WHAT IS REQUIRED: Write the data below out exactly as it stands. Do not include the pictures.
━━━━━━━━
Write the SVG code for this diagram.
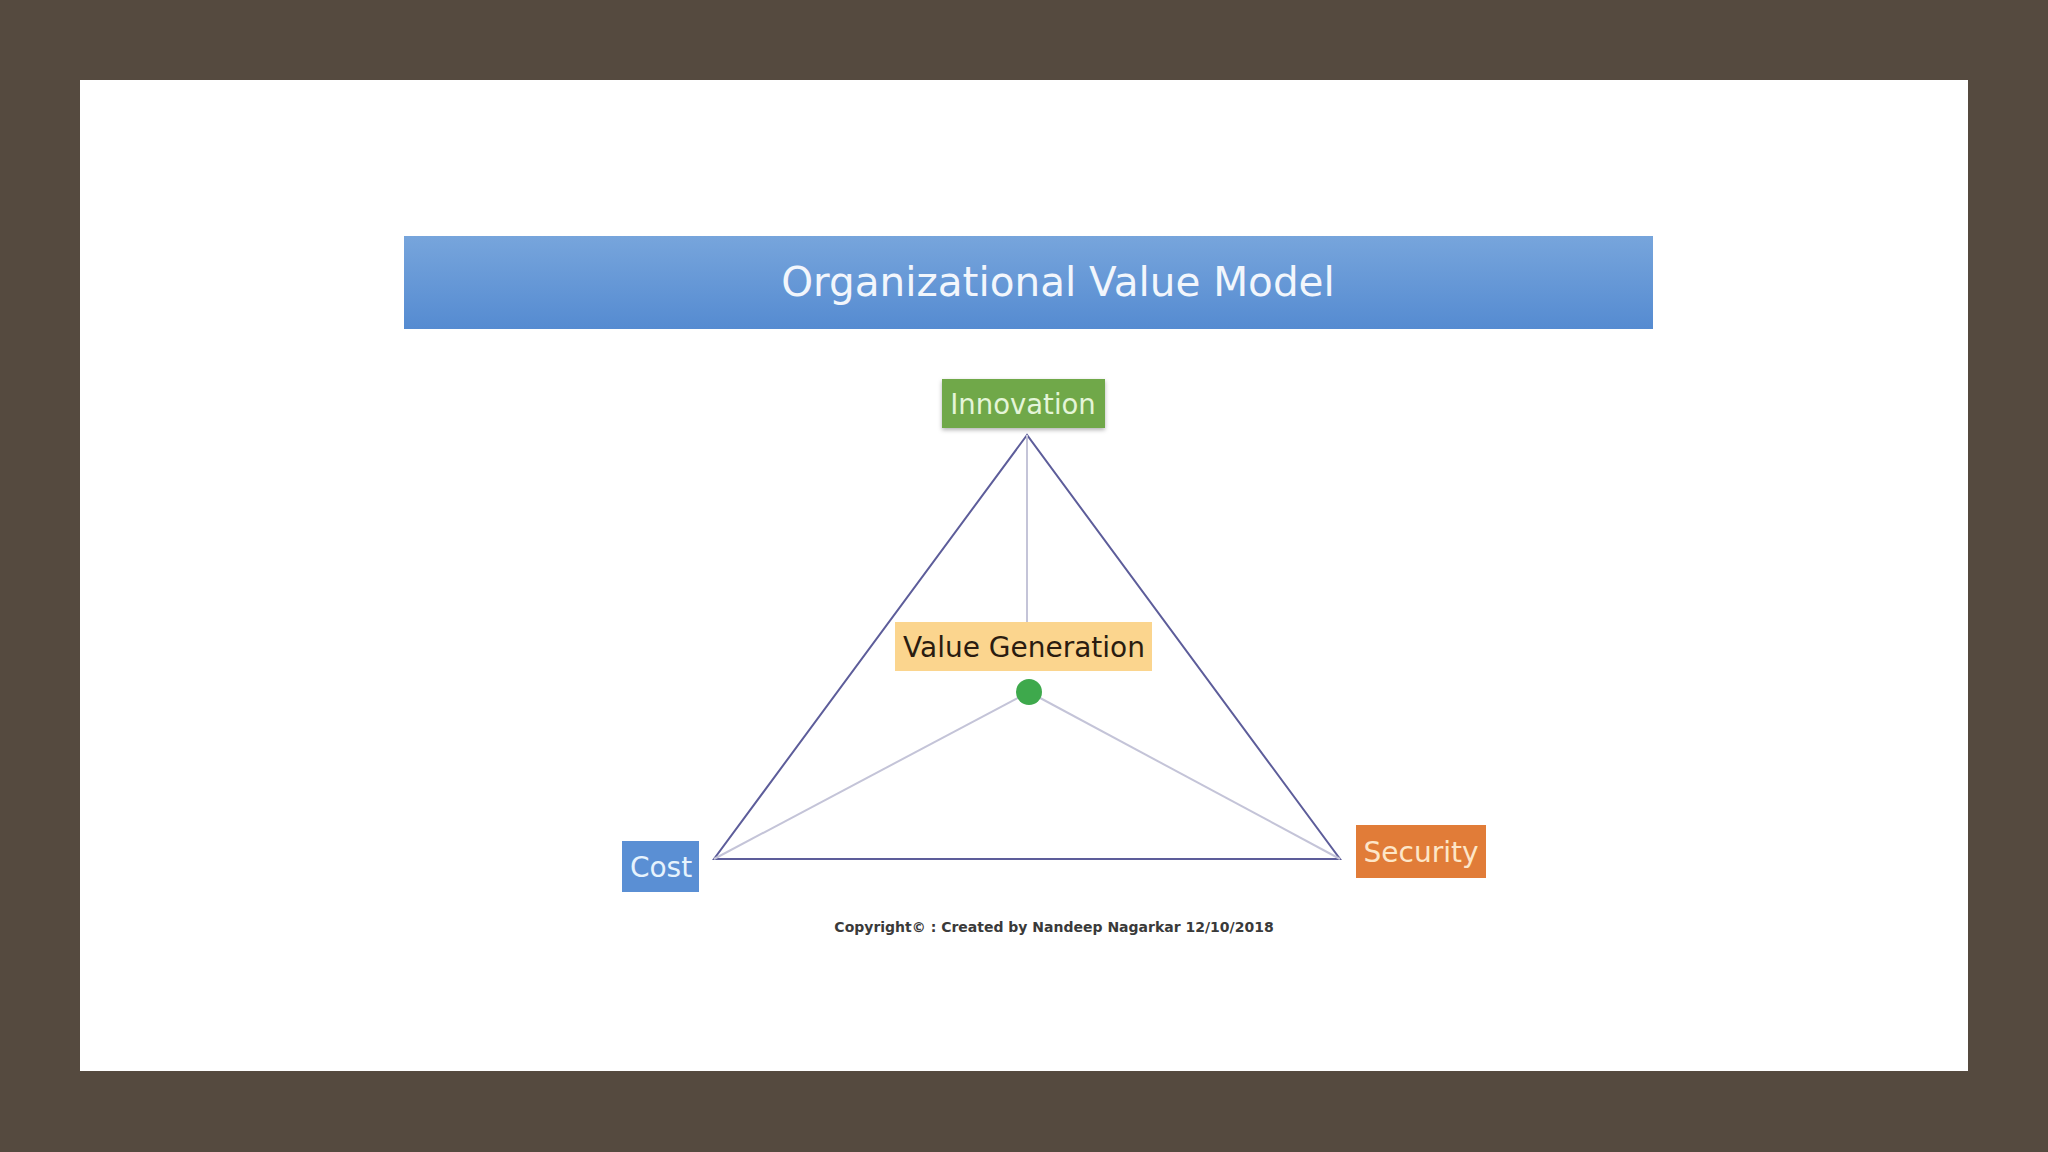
<svg xmlns="http://www.w3.org/2000/svg" width="2048" height="1152" viewBox="0 0 2048 1152">
<defs>
<linearGradient id="tg" x1="0" y1="0" x2="0" y2="1">
<stop offset="0" stop-color="#77a5dc"/>
<stop offset="1" stop-color="#558bd1"/>
</linearGradient>
<filter id="sh" x="-10%" y="-20%" width="120%" height="150%">
<feDropShadow dx="0" dy="2" stdDeviation="2" flood-color="#000" flood-opacity="0.3"/>
</filter>
</defs>
<style>
.lbl{font-family:"DejaVu Sans","Liberation Sans",sans-serif;text-anchor:middle}
.outer{stroke:#5d5d9a;stroke-width:2;fill:none}
.inner{stroke:#c4c4d8;stroke-width:2;fill:none}
</style>
<rect x="0" y="0" width="2048" height="1152" fill="#554a3f"/>
<rect x="80" y="80" width="1888" height="991" fill="#ffffff"/>
<g id="title">
<rect x="404" y="236" width="1249" height="93" fill="url(#tg)"/>
<text class="lbl" x="1058" y="296" font-size="40.5" fill="#f2f6fc">Organizational Value Model</text>
</g>
<g id="connectors">
<polygon class="outer" points="1027,435 714,859 1340,859"/>
<line class="inner" x1="1027" y1="435" x2="1027" y2="622"/>
<line class="inner" x1="1029" y1="692" x2="714" y2="859"/>
<line class="inner" x1="1029" y1="692" x2="1340" y2="859"/>
</g>
<g id="innovation">
<rect x="942" y="379" width="163" height="49" fill="#6fa84a" filter="url(#sh)"/>
<text class="lbl" x="1023" y="414" font-size="27.5" fill="#e4f5d8">Innovation</text>
</g>
<g id="value-generation">
<rect x="895" y="622" width="257" height="49" fill="#fbd58e"/>
<text class="lbl" x="1024" y="657" font-size="28" fill="#2a1c10">Value Generation</text>
<circle cx="1029" cy="692" r="13" fill="#3ea94c"/>
</g>
<g id="cost">
<rect x="622" y="841" width="77" height="51" fill="#5a8fd4"/>
<text class="lbl" x="661" y="877" font-size="28" fill="#e6f3fd">Cost</text>
</g>
<g id="security">
<rect x="1356" y="825" width="130" height="53" fill="#e17c38"/>
<text class="lbl" x="1421" y="862" font-size="28" fill="#fde6c8">Security</text>
</g>
<g id="copyright">
<text class="lbl" x="1054" y="932" font-size="14" font-weight="bold" fill="#3a3a3a">Copyright© : Created by Nandeep Nagarkar 12/10/2018</text>
</g>
</svg>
━━━━━━━━
RESULT OF THE TASK:
Write the SVG code for this diagram.
<svg xmlns="http://www.w3.org/2000/svg" width="2048" height="1152" viewBox="0 0 2048 1152">
<defs>
<linearGradient id="tg" x1="0" y1="0" x2="0" y2="1">
<stop offset="0" stop-color="#77a5dc"/>
<stop offset="1" stop-color="#558bd1"/>
</linearGradient>
<filter id="sh" x="-10%" y="-20%" width="120%" height="150%">
<feDropShadow dx="0" dy="2" stdDeviation="2" flood-color="#000" flood-opacity="0.3"/>
</filter>
</defs>
<style>
.lbl{font-family:"DejaVu Sans","Liberation Sans",sans-serif;text-anchor:middle}
.outer{stroke:#5d5d9a;stroke-width:2;fill:none}
.inner{stroke:#c4c4d8;stroke-width:2;fill:none}
</style>
<rect x="0" y="0" width="2048" height="1152" fill="#554a3f"/>
<rect x="80" y="80" width="1888" height="991" fill="#ffffff"/>
<g id="title">
<rect x="404" y="236" width="1249" height="93" fill="url(#tg)"/>
<text class="lbl" x="1058" y="296" font-size="40.5" fill="#f2f6fc">Organizational Value Model</text>
</g>
<g id="connectors">
<polygon class="outer" points="1027,435 714,859 1340,859"/>
<line class="inner" x1="1027" y1="435" x2="1027" y2="622"/>
<line class="inner" x1="1029" y1="692" x2="714" y2="859"/>
<line class="inner" x1="1029" y1="692" x2="1340" y2="859"/>
</g>
<g id="innovation">
<rect x="942" y="379" width="163" height="49" fill="#6fa84a" filter="url(#sh)"/>
<text class="lbl" x="1023" y="414" font-size="27.5" fill="#e4f5d8">Innovation</text>
</g>
<g id="value-generation">
<rect x="895" y="622" width="257" height="49" fill="#fbd58e"/>
<text class="lbl" x="1024" y="657" font-size="28" fill="#2a1c10">Value Generation</text>
<circle cx="1029" cy="692" r="13" fill="#3ea94c"/>
</g>
<g id="cost">
<rect x="622" y="841" width="77" height="51" fill="#5a8fd4"/>
<text class="lbl" x="661" y="877" font-size="28" fill="#e6f3fd">Cost</text>
</g>
<g id="security">
<rect x="1356" y="825" width="130" height="53" fill="#e17c38"/>
<text class="lbl" x="1421" y="862" font-size="28" fill="#fde6c8">Security</text>
</g>
<g id="copyright">
<text class="lbl" x="1054" y="932" font-size="14" font-weight="bold" fill="#3a3a3a">Copyright© : Created by Nandeep Nagarkar 12/10/2018</text>
</g>
</svg>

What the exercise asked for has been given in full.